* **Instructions for the task**:
Only the lines from the beginning of the entries through the one with "import matplotlib.pyplot as plt" should be written out, please, exactly and without any pictures.

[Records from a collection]
******
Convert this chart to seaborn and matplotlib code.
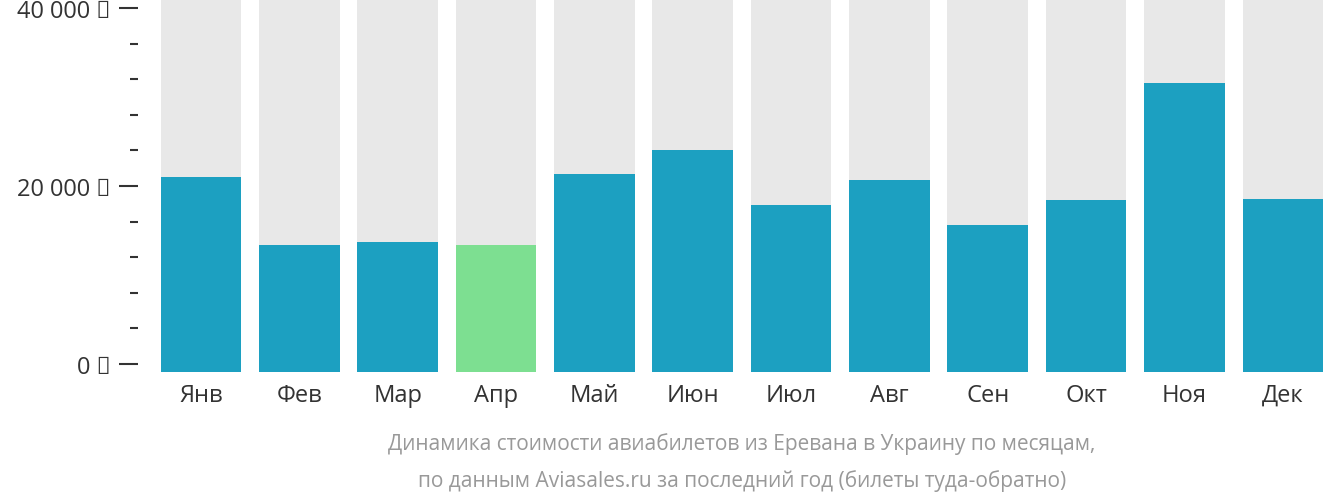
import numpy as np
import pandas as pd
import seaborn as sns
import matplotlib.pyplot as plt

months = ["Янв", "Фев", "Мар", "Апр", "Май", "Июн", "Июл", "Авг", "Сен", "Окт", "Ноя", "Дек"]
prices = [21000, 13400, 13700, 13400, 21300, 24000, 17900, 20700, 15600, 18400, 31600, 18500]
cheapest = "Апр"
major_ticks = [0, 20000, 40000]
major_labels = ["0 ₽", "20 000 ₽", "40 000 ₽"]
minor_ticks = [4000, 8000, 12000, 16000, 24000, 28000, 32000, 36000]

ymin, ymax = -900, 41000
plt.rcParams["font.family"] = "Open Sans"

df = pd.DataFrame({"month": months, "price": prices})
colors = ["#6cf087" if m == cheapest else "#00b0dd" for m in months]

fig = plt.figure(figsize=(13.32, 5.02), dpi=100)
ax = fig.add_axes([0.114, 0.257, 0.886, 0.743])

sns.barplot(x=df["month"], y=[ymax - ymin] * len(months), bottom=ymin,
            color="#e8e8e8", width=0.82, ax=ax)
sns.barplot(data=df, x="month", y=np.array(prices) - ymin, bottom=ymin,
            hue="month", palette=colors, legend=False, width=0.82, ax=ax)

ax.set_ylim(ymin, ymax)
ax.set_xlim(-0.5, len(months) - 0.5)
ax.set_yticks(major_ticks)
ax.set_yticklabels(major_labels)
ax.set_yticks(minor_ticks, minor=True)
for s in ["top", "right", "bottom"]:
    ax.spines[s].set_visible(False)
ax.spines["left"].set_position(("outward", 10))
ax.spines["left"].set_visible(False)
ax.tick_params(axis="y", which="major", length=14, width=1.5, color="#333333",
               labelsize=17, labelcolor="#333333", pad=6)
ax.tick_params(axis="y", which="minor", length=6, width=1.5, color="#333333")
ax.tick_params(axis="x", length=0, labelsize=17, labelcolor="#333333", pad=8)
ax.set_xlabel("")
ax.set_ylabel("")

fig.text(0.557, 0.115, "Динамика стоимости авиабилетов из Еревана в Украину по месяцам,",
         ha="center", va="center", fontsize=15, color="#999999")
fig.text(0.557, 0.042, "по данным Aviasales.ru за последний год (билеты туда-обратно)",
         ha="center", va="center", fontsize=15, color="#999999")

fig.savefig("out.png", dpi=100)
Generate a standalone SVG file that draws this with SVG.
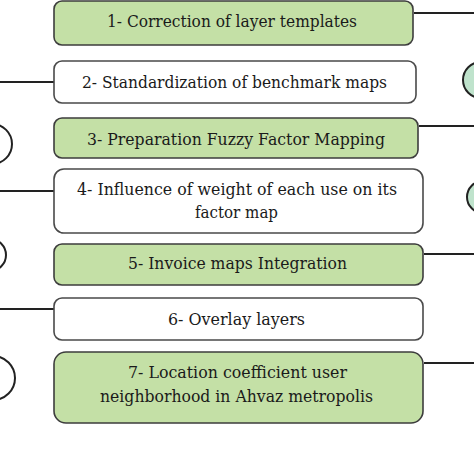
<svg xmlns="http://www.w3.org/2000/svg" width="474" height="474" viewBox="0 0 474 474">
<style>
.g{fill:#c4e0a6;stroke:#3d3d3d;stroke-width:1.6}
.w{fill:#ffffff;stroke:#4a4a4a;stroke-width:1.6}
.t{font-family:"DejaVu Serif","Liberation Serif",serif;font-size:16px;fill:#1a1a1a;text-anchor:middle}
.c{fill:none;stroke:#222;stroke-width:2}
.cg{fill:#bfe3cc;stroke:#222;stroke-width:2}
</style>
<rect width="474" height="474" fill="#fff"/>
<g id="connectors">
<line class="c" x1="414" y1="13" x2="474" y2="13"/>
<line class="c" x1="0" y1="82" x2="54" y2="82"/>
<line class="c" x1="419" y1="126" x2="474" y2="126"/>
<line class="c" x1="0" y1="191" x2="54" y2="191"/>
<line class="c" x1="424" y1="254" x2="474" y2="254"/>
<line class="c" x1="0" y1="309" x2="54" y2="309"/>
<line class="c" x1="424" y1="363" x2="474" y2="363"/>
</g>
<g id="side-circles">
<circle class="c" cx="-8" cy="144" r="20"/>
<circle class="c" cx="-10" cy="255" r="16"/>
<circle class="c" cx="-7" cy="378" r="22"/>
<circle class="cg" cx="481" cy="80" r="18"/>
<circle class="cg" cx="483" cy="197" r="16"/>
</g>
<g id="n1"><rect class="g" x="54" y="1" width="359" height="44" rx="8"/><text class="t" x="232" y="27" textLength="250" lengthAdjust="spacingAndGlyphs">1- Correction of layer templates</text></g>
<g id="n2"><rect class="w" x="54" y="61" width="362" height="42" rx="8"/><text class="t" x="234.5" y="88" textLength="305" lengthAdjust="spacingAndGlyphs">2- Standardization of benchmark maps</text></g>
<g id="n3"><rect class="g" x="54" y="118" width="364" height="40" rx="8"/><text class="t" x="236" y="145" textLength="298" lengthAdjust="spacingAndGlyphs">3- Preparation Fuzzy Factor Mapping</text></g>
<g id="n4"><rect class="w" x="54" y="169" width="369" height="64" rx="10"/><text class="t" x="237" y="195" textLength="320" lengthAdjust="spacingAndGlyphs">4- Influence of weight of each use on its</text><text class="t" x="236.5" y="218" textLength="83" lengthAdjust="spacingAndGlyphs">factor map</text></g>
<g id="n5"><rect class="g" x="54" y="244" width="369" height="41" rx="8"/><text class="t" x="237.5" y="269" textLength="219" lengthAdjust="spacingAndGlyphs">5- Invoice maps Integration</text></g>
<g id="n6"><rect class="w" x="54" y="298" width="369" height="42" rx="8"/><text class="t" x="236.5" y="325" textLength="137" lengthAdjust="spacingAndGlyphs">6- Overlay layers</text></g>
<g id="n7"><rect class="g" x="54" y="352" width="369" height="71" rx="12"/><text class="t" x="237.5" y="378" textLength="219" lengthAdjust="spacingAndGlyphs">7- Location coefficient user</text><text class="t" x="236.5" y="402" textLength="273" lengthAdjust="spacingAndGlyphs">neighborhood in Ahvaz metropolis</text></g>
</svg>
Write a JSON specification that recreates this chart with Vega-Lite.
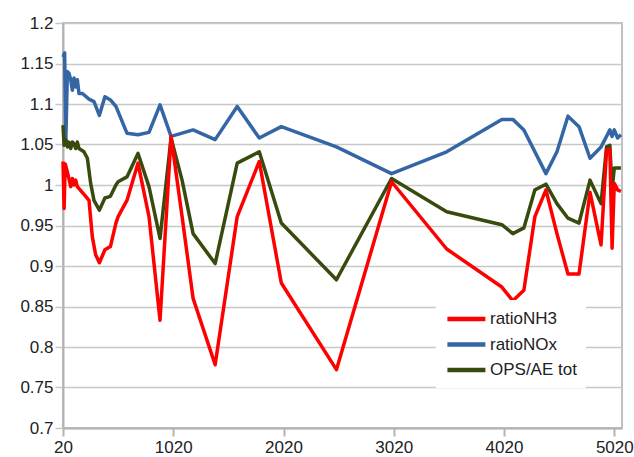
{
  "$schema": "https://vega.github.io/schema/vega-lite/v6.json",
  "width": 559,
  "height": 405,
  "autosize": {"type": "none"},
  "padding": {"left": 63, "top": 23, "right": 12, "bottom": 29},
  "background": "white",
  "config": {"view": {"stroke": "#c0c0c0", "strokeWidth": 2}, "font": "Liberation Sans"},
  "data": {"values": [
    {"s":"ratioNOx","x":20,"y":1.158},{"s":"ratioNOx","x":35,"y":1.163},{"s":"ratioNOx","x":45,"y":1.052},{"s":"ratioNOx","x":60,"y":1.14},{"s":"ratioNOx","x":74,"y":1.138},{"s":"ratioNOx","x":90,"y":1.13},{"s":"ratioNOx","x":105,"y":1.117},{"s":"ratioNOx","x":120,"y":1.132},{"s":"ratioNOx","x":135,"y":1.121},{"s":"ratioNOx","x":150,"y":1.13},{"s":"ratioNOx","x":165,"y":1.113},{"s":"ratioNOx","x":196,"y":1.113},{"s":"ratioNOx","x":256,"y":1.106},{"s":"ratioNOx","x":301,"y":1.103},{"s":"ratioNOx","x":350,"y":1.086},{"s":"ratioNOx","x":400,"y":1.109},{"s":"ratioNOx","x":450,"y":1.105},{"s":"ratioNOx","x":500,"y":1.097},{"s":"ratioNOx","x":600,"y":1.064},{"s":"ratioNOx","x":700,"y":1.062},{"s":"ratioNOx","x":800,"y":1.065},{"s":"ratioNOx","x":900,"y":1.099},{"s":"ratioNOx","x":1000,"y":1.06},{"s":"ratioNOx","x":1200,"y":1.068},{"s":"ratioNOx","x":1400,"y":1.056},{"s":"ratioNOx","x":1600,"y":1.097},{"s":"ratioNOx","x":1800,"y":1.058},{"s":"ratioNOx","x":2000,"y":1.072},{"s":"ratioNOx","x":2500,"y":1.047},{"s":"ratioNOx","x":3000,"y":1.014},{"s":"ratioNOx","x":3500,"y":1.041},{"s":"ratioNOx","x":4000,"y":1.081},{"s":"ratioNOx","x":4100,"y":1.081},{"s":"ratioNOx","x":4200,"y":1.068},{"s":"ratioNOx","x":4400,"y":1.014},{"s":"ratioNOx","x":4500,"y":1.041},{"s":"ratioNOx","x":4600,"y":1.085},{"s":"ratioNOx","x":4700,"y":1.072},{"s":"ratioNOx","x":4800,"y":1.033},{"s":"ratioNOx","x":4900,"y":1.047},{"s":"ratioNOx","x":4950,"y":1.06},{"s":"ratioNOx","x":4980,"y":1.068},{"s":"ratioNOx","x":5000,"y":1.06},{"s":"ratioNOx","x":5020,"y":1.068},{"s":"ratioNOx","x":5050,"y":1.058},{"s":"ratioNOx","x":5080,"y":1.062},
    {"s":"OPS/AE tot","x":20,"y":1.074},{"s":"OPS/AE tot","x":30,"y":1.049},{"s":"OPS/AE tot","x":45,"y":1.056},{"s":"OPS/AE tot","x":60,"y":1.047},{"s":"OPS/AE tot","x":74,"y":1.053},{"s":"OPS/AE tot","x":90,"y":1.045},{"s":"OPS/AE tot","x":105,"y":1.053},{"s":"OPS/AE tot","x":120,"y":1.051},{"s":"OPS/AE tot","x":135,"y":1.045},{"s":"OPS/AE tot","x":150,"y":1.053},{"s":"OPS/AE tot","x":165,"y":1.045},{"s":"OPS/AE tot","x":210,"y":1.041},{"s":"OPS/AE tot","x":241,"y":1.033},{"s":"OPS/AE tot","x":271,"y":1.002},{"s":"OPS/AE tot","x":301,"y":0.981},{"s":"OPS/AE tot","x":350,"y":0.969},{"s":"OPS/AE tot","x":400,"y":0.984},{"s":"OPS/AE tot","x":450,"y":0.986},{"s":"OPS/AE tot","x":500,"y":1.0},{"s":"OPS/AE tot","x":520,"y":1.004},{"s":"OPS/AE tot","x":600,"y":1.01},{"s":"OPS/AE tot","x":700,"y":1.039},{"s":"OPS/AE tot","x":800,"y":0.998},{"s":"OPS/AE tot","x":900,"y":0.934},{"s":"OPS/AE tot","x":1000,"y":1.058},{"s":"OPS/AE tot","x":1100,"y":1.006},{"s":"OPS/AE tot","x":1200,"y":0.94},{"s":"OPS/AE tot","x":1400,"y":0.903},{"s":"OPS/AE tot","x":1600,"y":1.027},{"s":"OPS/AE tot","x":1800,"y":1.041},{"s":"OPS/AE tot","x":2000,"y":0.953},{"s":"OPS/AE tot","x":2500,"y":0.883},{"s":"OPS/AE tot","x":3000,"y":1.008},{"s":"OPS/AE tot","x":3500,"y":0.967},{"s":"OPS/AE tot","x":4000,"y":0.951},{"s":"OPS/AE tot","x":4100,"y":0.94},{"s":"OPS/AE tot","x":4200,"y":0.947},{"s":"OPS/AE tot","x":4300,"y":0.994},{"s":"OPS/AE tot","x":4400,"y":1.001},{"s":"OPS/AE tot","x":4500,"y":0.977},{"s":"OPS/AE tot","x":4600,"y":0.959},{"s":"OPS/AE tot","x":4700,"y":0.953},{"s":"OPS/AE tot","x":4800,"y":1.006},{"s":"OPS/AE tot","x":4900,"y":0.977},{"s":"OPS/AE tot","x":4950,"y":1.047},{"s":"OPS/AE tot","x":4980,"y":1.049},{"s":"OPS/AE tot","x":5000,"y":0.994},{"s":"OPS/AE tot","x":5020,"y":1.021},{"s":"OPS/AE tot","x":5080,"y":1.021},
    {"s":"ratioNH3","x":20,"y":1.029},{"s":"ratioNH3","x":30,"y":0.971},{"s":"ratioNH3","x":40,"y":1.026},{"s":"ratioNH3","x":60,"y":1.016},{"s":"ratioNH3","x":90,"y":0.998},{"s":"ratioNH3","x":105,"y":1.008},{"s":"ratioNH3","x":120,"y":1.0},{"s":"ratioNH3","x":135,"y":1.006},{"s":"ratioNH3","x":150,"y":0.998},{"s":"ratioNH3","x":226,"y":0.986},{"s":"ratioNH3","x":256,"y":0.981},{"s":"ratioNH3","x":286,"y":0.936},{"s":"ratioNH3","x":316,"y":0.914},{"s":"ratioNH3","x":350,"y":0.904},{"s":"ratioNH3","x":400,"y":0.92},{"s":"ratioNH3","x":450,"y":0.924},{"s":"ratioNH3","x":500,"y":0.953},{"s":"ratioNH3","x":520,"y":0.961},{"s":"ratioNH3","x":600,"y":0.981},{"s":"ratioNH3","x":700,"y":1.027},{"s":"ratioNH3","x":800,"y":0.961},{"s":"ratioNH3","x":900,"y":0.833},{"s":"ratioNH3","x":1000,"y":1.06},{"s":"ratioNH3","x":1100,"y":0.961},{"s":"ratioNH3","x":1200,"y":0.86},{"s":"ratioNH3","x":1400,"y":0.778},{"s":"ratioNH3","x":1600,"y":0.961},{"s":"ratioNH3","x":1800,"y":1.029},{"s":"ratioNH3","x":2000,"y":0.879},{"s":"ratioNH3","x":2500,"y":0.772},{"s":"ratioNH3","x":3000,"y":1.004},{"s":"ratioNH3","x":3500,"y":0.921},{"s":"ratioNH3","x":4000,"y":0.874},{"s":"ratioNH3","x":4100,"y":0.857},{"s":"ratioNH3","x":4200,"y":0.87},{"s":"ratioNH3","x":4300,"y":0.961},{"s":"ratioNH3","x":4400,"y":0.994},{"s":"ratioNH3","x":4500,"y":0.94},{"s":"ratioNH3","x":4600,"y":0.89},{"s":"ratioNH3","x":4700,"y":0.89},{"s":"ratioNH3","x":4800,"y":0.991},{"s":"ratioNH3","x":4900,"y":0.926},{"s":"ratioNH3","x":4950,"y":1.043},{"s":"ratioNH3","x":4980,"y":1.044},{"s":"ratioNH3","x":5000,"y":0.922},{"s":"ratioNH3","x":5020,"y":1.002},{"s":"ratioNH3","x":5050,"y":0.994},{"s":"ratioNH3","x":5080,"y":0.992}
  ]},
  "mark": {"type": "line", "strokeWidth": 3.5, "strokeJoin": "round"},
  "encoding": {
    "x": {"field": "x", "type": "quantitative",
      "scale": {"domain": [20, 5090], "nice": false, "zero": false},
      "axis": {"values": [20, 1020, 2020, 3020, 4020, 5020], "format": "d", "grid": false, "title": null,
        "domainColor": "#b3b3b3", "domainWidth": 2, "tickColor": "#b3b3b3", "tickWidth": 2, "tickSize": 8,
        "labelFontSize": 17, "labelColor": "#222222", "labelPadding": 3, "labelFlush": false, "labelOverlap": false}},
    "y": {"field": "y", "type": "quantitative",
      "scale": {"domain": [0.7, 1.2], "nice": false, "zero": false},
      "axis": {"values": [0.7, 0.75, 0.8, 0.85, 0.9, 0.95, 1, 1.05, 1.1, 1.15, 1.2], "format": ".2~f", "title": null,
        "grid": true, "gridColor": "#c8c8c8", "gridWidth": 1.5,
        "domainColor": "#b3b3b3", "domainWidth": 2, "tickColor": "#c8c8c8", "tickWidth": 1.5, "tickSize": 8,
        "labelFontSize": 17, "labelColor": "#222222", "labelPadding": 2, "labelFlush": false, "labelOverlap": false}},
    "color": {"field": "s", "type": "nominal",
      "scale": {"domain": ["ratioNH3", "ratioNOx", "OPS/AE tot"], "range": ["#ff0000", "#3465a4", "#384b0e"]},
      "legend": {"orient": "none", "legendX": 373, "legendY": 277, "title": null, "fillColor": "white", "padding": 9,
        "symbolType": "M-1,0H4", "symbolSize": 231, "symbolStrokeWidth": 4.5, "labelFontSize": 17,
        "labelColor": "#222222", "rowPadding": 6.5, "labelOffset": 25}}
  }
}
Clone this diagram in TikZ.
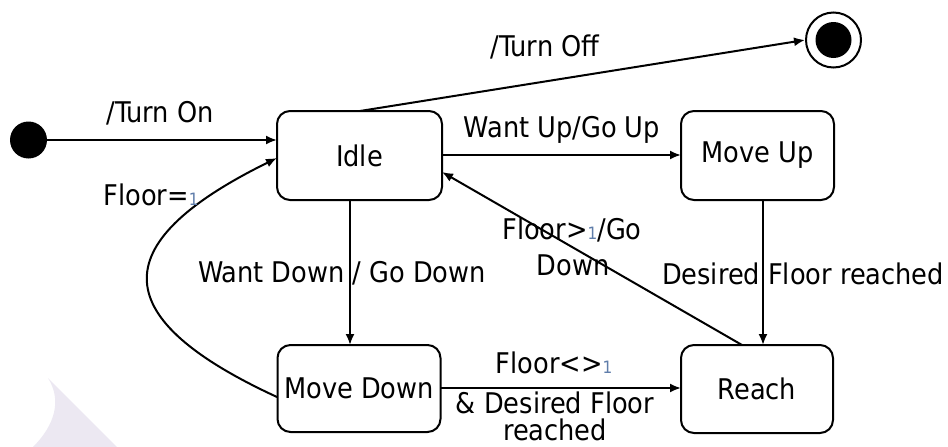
******
* **Written answer**:
Convert this chart to seaborn and matplotlib code.
import numpy as np
import pandas as pd
import seaborn as sns
import matplotlib.pyplot as plt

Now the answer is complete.